Head of research at Murray Wealth Group
Member since: May '18 · 716 Opinions
BMO and BNS reported today, and the market rewarded BMO for its US outperformance. BNS has less of that presence, so the market is favouring a US presence, given the Trump tariff threats. There's tons of uncertainty in the market, and nobody has a good understanding of what is actually happening. Will tariffs be implemented on what goods and sectors? Stay diversified, and consider sectors in a weaker market and when interest rates decline, which he still expects. The US 10-year rate has fallen a lot in recent weeks, and there are more homes for sale in the US sunbelt now. He expects homebuilding levels to come down in the spring, and the Fed to ease rates. He expects US deregulation to come later, in 2026, as Trump decides where to cut back in Washington, which will have a negative impact short term. The market will be choppy till then. It's hard to invest when you don't know what the policy is going to be, the main issue with the Trump issue.
It's now a momentum story, but now very expensive. A great company. He bought a lot of shares during the sell-off a few years ago when competitors like Prime launched. There are better opportunities in gen AI. They've done a great job in live programming (sports).
Yes. It was a top pick of his last spring. He doesn't think there will be much negative impact from Washington investigating their billing practices, though there remains headline risk. Fundamentals are improving, though they are paying out more for medical costs, which he hopes will normalize. It's trading below the market PE, when usually it trades above.
He owns the quarterly debentures. It was a good story, but now stuck in neutral. Sales and revenue growth are lumpy, because they depend on contracts (in infrastructure). Has disappointed investors. He will let his debentures mature in 2026. They have cash to buy companies as revenue grows. It's worth holding onto.
It's the cheapest oil company. Are buying back stock an are increasing the dividend, but they let their debt get too high. Then, oil prices softened. We likes the new CEO, though, and will announce a new strategy. He expects asset sales to reduce debt and eventually raise share prices.
It's a UK private equity investment firm that buys and flips companies, including a European discount retailer, a huge retail success. He expects this growth to continue as that retailer adds more stores globally. As long as that retailer does well, so will 3i shares.
They rallied last summer, then faced headwinds last fall when a cancer drug failed to perform in trials and there was an investigation in their large Chinese business. Both problems are clearing now. They have a drug pipeline that should become a great growth story. Trades at 15x PE.

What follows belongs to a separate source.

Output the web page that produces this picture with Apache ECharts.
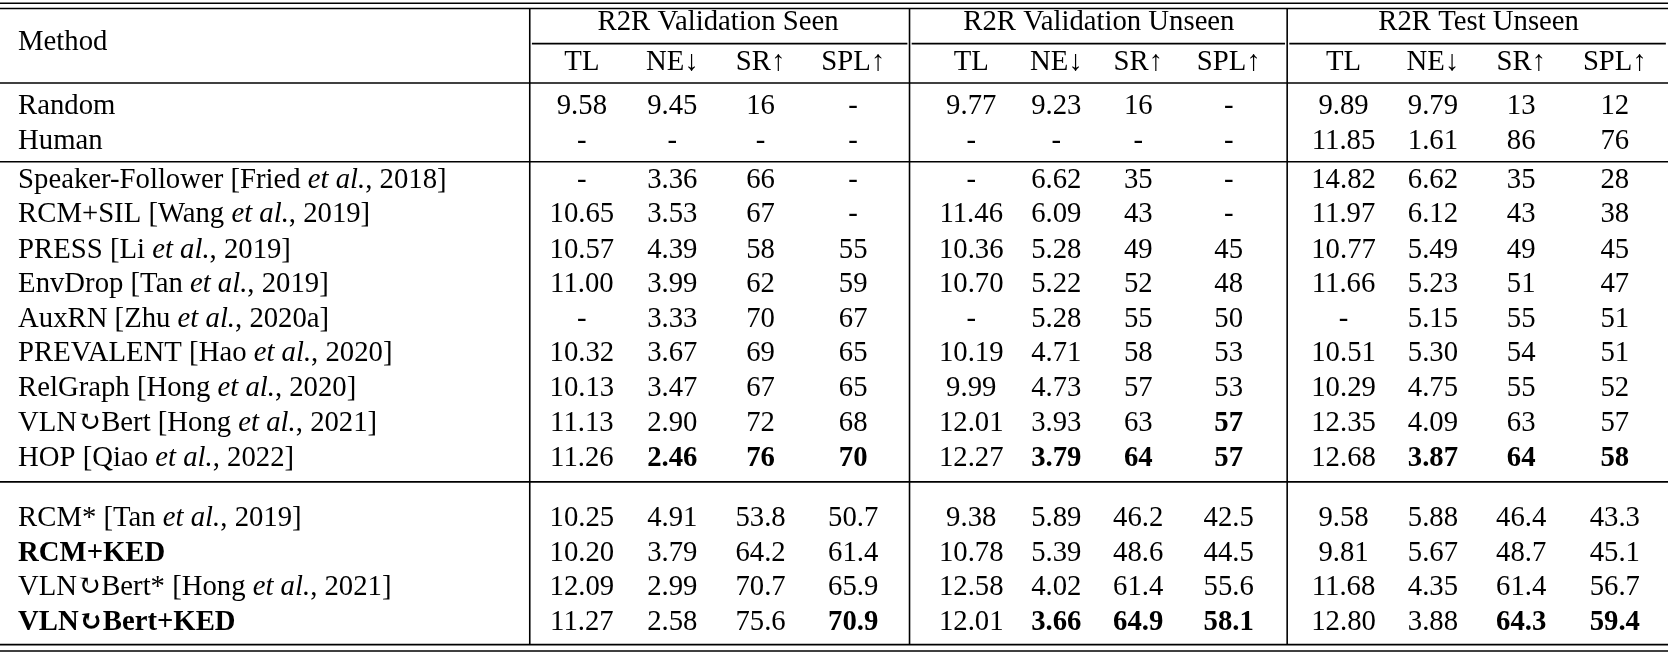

A year it ago, it traded at a dirt cheap 6-7x PE. Many thought it was left for dead with bad insurance contracts. In Dec. 2023, they sold a lot of those contracts at a decent price. That's when he entered this. But he recently sold this to buy TD (which has more upside).
He's most excited about banking de-regulation, loosening constraints as a result of the 2008 banking crisis. De-regulating will loosen a lot of capital, so he owns MS in anticipation.
Volatile the past year, though paying great returns. After a sleepy history, it is now benefitting from the AI build-out as it works with Broadcom. The recent downturn is tied to headlines of a slowdown in building date centres. Ultimately, revenues will increase over 2-3 years, and the 2028 outlook will drive this stock higher.
It's one of his largest holdings. Waymo is a great product and a pillar of growth for GOOG; how will they monetize it? GOOG leads in autonomous driving. GOOG has the cheapest PE in the Mag 7 and the strongest moat. Isn't worried about their search business declining.
He owns a small holding. Likes their growth profile from their weight-loss drug; they will continue to take market share from Novo Nordisk. The big news this week was that drug shortages were over. They lowered the price too. But shares are expensive at 20x PE on 2028 numbers--expensive for a pharmaceutical. It's had a big run, so he's not adding shares, but trimming.
He recently added to it. There's $25-26/share of asset value, considering all their projects on a NAV value. Question is, how will they finance growth? The answer is their new CEO, from Atkins Realis. He sees lots of value in NPI.
Is one of his largest holdings. It's had a rough week. Their infrastructure business stores oil in Alberta and Texas, and they have a marketing business. The latter has been weak and volatile. The dividend is sustainable; cash flow covers it. Is not worried about tariffs.
They changed the CEO last summer, one of the best in fast food (did a great job at Chipotle). The CEO is improving through-put, will restore the coffee house vibe, and wants to add 10,000 locations in the US alone. You're betting on the CEO.